There was jubilation in Tahrir Square, where young Egyptians felt their moment had finally come to create a fairer society. In reality, it was only the beginning of a fresh period of upheaval and uncertainty.
“There is no doubt that Jan. 25 is an important chapter in Egypt’s modern history, regardless of its results or the security and political turmoil that occurred after it in Egypt,” said Menawy.
“I think all parties are responsible for what happened. Everyone made mistakes. But it was a cornerstone of change in political life in Egypt. I think that we are still in the reform phase and there is no doubt that it will continue for a long time, because change is difficult.”

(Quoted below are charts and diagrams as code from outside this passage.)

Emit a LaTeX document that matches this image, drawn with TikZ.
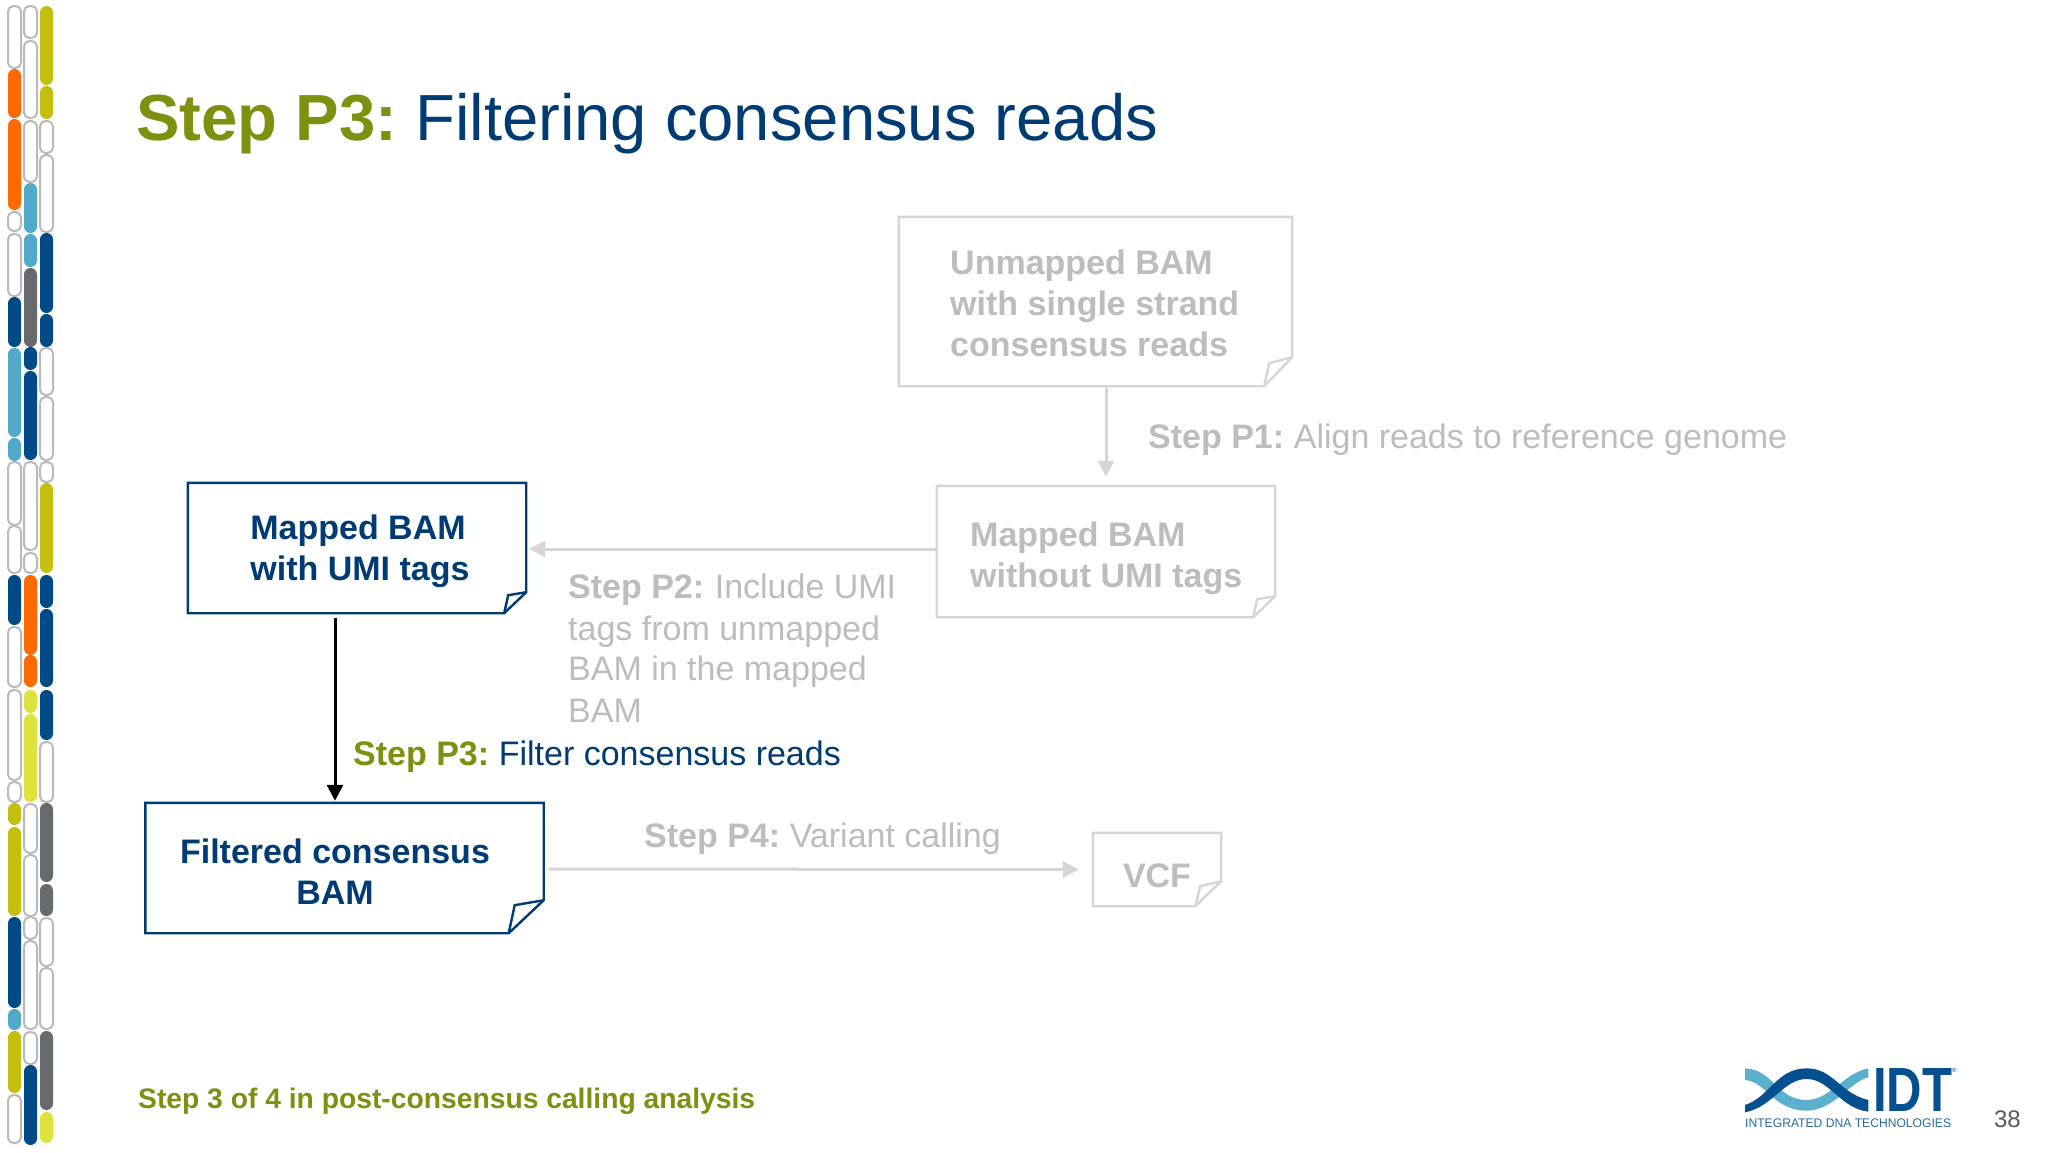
\documentclass[tikz,border=0pt]{standalone}
\usepackage{fontspec}
\setmainfont{Liberation Sans}
\usetikzlibrary{arrows.meta}
\definecolor{navy}{HTML}{003B73}
\definecolor{olivetxt}{HTML}{7F8F0F}
\definecolor{ghosttxt}{HTML}{BDBCBF}
\definecolor{ghostline}{HTML}{D6D5D7}
\definecolor{chrGrey}{HTML}{BBB9BC}
\definecolor{chrOlive}{HTML}{C4BE0E}
\definecolor{chrOrange}{HTML}{FF6A00}
\definecolor{chrSky}{HTML}{52A9C9}
\definecolor{chrNavy}{HTML}{004B87}
\definecolor{chrSlate}{HTML}{676A6C}
\definecolor{chrLime}{HTML}{DDE23C}
\definecolor{logoSky}{HTML}{5BB0CE}
\definecolor{logoNavy}{HTML}{05508F}
\tikzset{
  txt/.style={inner sep=0pt,anchor=base west,align=left},
  boxtxt/.style={txt,font=\fontsize{34}{41}\selectfont\bfseries},
  steptxt/.style={txt,font=\fontsize{34}{41}\selectfont},
  paper/.style={inner sep=0pt,draw=none},
  livebox/.style={draw=navy,line width=2.4pt,line join=miter},
  ghostbox/.style={draw=ghostline,line width=2.4pt,line join=miter},
  liveflow/.style={draw=black,line width=3pt,-{Triangle[length=16pt,width=16pt]}},
  ghostflow/.style={draw=ghostline,line width=3pt,-{Triangle[length=16pt,width=16pt]}},
  segw/.style={draw=chrGrey,fill=white,line width=2pt,rounded corners=5.5pt},
  segfill/.style={fill=#1,rounded corners=6.4pt},
  sego/.style={segfill=chrOlive},
  segr/.style={segfill=chrOrange},
  segs/.style={segfill=chrSky},
  segn/.style={segfill=chrNavy},
  segg/.style={segfill=chrSlate},
  segl/.style={segfill=chrLime},
}
\newcommand{\paperbox}[9][]{%
  \node[paper,minimum width=#4pt,minimum height=#5pt] (#2) at #3 {};
  \draw[#1] (#2.north west) -- (#2.north east) -- ([yshift=#7pt]#2.south east)
     -- ([xshift=-#6pt]#2.south east) -- (#2.south west) -- cycle;
  \draw[#1] ([xshift=-#6pt]#2.south east) -- ([xshift=-#8pt,yshift=#9pt]#2.south east) -- ([yshift=#7pt]#2.south east);
}
\newcommand{\chrseg}[4]{%
  \ifx#4w\draw[segw] (#1-5.5,#2+1) rectangle (#1+5.5,#3-1);
  \else\fill[seg#4] (#1-6.5,#2) rectangle (#1+6.5,#3);\fi}
\begin{document}
\begin{tikzpicture}[x=1pt,y=-1pt]
\useasboundingbox (0,0) rectangle (2048,1152);
\fill[white] (0,0) rectangle (2048,1152);
% chromosomes
\foreach \a/\b/\c in {6/68/w,69/118/r,119/210/r,212/231/w,234/296/w,297/347/n,348/437/s,438/461/s,462/525/w,526/573/w,575/625/n,627/687/w,690/780/w,782/802/w,803/825/o,827/916/o,917/1008/n,1009/1030/s,1031/1093/o,1095/1143/w}{\chrseg{14.5}{\a}{\b}{\c}}
\foreach \a/\b/\c in {6/38/w,41/118/w,121/182/w,183/233/s,234/267/s,268/347/g,347/370/n,371/460/n,462/550/w,553/573/w,575/655/r,655/687/r,690/713/l,714/802/l,804/853/w,855/916/w,917/939/w,941/1029/w,1032/1064/w,1065/1145/n}{\chrseg{30.5}{\a}{\b}{\c}}
\foreach \a/\b/\c in {6/85/o,86/119/o,121/153/w,155/232/w,233/313/n,314/347/n,348/395/w,397/460/w,462/482/w,483/573/o,575/608/n,609/687/n,690/740/n,742/802/w,803/882/g,884/916/g,918/966/w,968/1029/w,1031/1110/g,1112/1143/l}{\chrseg{46.5}{\a}{\b}{\c}}
% title
\node[txt,font=\fontsize{65.2}{70}\selectfont] (title) at (136,140.5) {\textcolor{olivetxt}{\bfseries Step P3:}\kern-6pt{} \textcolor{navy}{Filtering consensus reads}};
% boxes
\paperbox[ghostbox]{unmapped}{(1095.5,301.5)}{393}{169}{28}{29}{23}{23}
\paperbox[ghostbox]{mappedno}{(1106,551.5)}{338}{131}{22}{21}{18}{18}
\paperbox[livebox]{mappedumi}{(357,548)}{338}{130}{22}{21}{18}{18}
\paperbox[livebox]{filtered}{(344.5,868)}{398}{130}{35}{33}{29}{28}
\paperbox[ghostbox]{vcf}{(1157,869.5)}{128}{73}{26}{25}{21}{20}
% box text
\node[boxtxt,text=ghosttxt] (t1a) at (950,274) {Unmapped BAM};
\node[boxtxt,text=ghosttxt] (t1b) at (950,315) {with single strand};
\node[boxtxt,text=ghosttxt] (t1c) at (950,356) {consensus reads};
\node[boxtxt,text=ghosttxt] (t2a) at (970,546) {Mapped BAM};
\node[boxtxt,text=ghosttxt] (t2b) at (970,587) {without UMI tags};
\node[boxtxt,text=navy,anchor=base] (t3a) at (358,539) {Mapped BAM};
\node[boxtxt,text=navy,anchor=base] (t3b) at (360,580) {with UMI tags};
\node[boxtxt,text=navy,anchor=base] (t4a) at (335,863) {Filtered consensus};
\node[boxtxt,text=navy,anchor=base] (t4b) at (335,904) {BAM};
\node[boxtxt,text=ghosttxt,anchor=base] (t5) at (1157,887) {VCF};
% connectors
\draw[ghostflow] ([xshift=10.5pt,yshift=-2pt]unmapped.south) -- ([yshift=9pt]mappedno.north);
\draw[ghostflow] ([yshift=2.5pt]mappedno.west) -- ([xshift=3pt,yshift=-1pt]mappedumi.east);
\draw[liveflow] ([xshift=-22pt,yshift=-5pt]mappedumi.south) -- ([xshift=-9.5pt,yshift=2pt]filtered.north);
\draw[ghostflow] ([xshift=5pt,yshift=-1pt]filtered.east) -- ([xshift=-14pt,yshift=0pt]vcf.west);
% step labels
\node[steptxt,text=ghosttxt] (p1) at (1148,448) {\bfseries Step P1:\kern-3pt{} \mdseries Align reads to reference genome};
\node[steptxt,text=ghosttxt] (p2a) at (568,598) {\bfseries Step P2:\kern-2pt{} \mdseries Include UMI};
\node[steptxt,text=ghosttxt] (p2b) at (568,640) {tags from unmapped};
\node[steptxt,text=ghosttxt] (p2c) at (568,680) {BAM in the mapped};
\node[steptxt,text=ghosttxt] (p2d) at (568,722) {BAM};
\node[steptxt] (p3) at (353,765) {\textcolor{olivetxt}{\bfseries Step P3:}\kern-3pt{} \textcolor{navy}{Filter consensus reads}};
\node[steptxt,text=ghosttxt] (p4) at (644,847) {\bfseries Step P4:\kern-3pt{} \mdseries Variant calling};
% footer
\node[txt,font=\fontsize{28.25}{32}\selectfont\bfseries,text=olivetxt] (foot) at (138,1108) {Step 3 of 4 in post-consensus calling analysis};
\node[txt,font=\fontsize{24}{28}\selectfont,text=black!65,anchor=base east] (pg) at (2021,1127) {38};
% logo
\begin{scope}[shift={(1720,1050)},x=0.3333pt,y=-0.3333pt]
\fill[logoSky] (75,55) .. controls (160,58) and (170,150) .. (260,150) .. controls (330,150) and (370,70) .. (445,55) -- (445,82) .. controls (390,95) and (340,182) .. (260,182) .. controls (160,182) and (140,95) .. (75,90) -- cycle;
\fill[logoNavy] (75,165) .. controls (150,140) and (170,55) .. (260,55) .. controls (340,55) and (360,130) .. (445,150) -- (445,185) .. controls (360,175) and (330,87) .. (260,87) .. controls (190,87) and (160,170) .. (75,187) -- cycle;
\end{scope}
\node[txt,font=\fontsize{62.5}{63}\selectfont\bfseries,text=logoNavy,xscale=.785] (idt) at (1873,1111) {IDT};
\node[txt,font=\fontsize{6}{6}\selectfont,text=logoNavy] (reg) at (1952,1072) {®};
\node[txt,font=\fontsize{12.5}{13}\selectfont,text=logoNavy!85,xscale=.97] (tag) at (1745,1127) {INTEGRATED DNA TECHNOLOGIES};
\end{tikzpicture}
\end{document}
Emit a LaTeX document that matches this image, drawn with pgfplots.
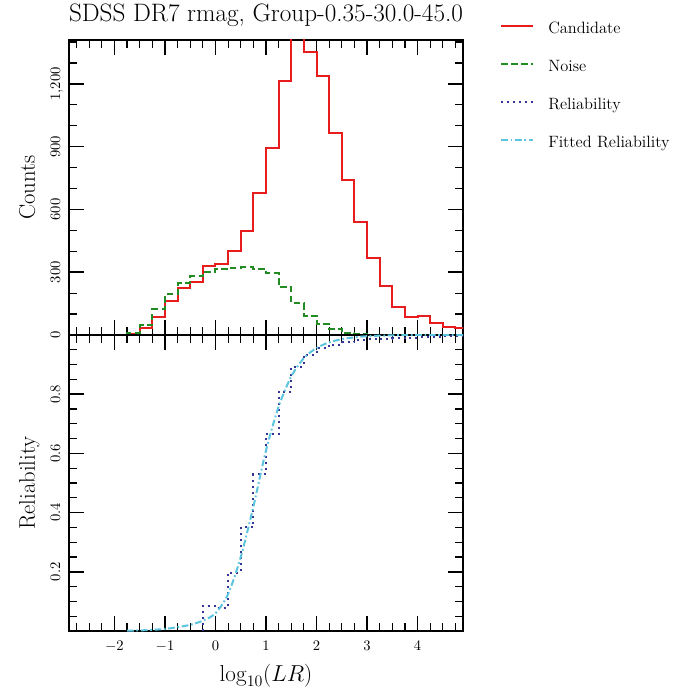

The dreams hatched in Tahrir Square were not fulfilled by Mubarak’s exit. Instead, the country was rocked by new economic calamities and the rise to power of Mohamed Morsi — a leading figure of the now-outlawed Muslim Brotherhood.
“I think that Jan. 25 has not achieved any successes other than throwing a stone into the stagnant political life,” Menawy said.
“Among the failures is also the deterioration of the Egyptian economy after stability. The events also created a state of extreme violence in society, whether physical violence or even at the level of ideas.”
Libya, Syria and Yemen were also swept up in the tumult of the Arab Spring. But rather than emerging as renewed forces, these nations were thrown into a decade of civil wars, the outcomes of which remain undecided.
Tunisia, meanwhile, is “trying to rearrange society through elections,” Menawy said. “Only Egypt corrected its path with the June 30 revolution.”
The “second Egyptian revolution” came in 2013, a year after Morsi’s inauguration. The resumption of street protests that summer saw Morsi forced from power and his Muslim Brotherhood designated as a terrorist organization.
The following year, Morsi’s defense minister, Abdel Fattah El-Sisi, won the presidential election and was sworn into office.
Contemplating why the Egyptian revolution took the path that it did, Menawy says the country is fortunate to have a strong sense of national identity and solid institutions.
“Egypt is a big country. It has its roots in the history of human civilization. It has a diverse, yet harmonious society,” he said. “Egypt also has a strong and united national army, which may not be found in other countries that are full of sectarian, ethnic and tribal conflicts.”
As Egypt looks ahead to the coming decade, Menawy hopes the process of political, social and economic reform will continue in order to reflect the country’s competing visions of the future.
In his view, the most important lesson to take away from the Jan. 25 revolution is that “the majority of Egyptians love their country dearly, but everyone loves it in a different way.”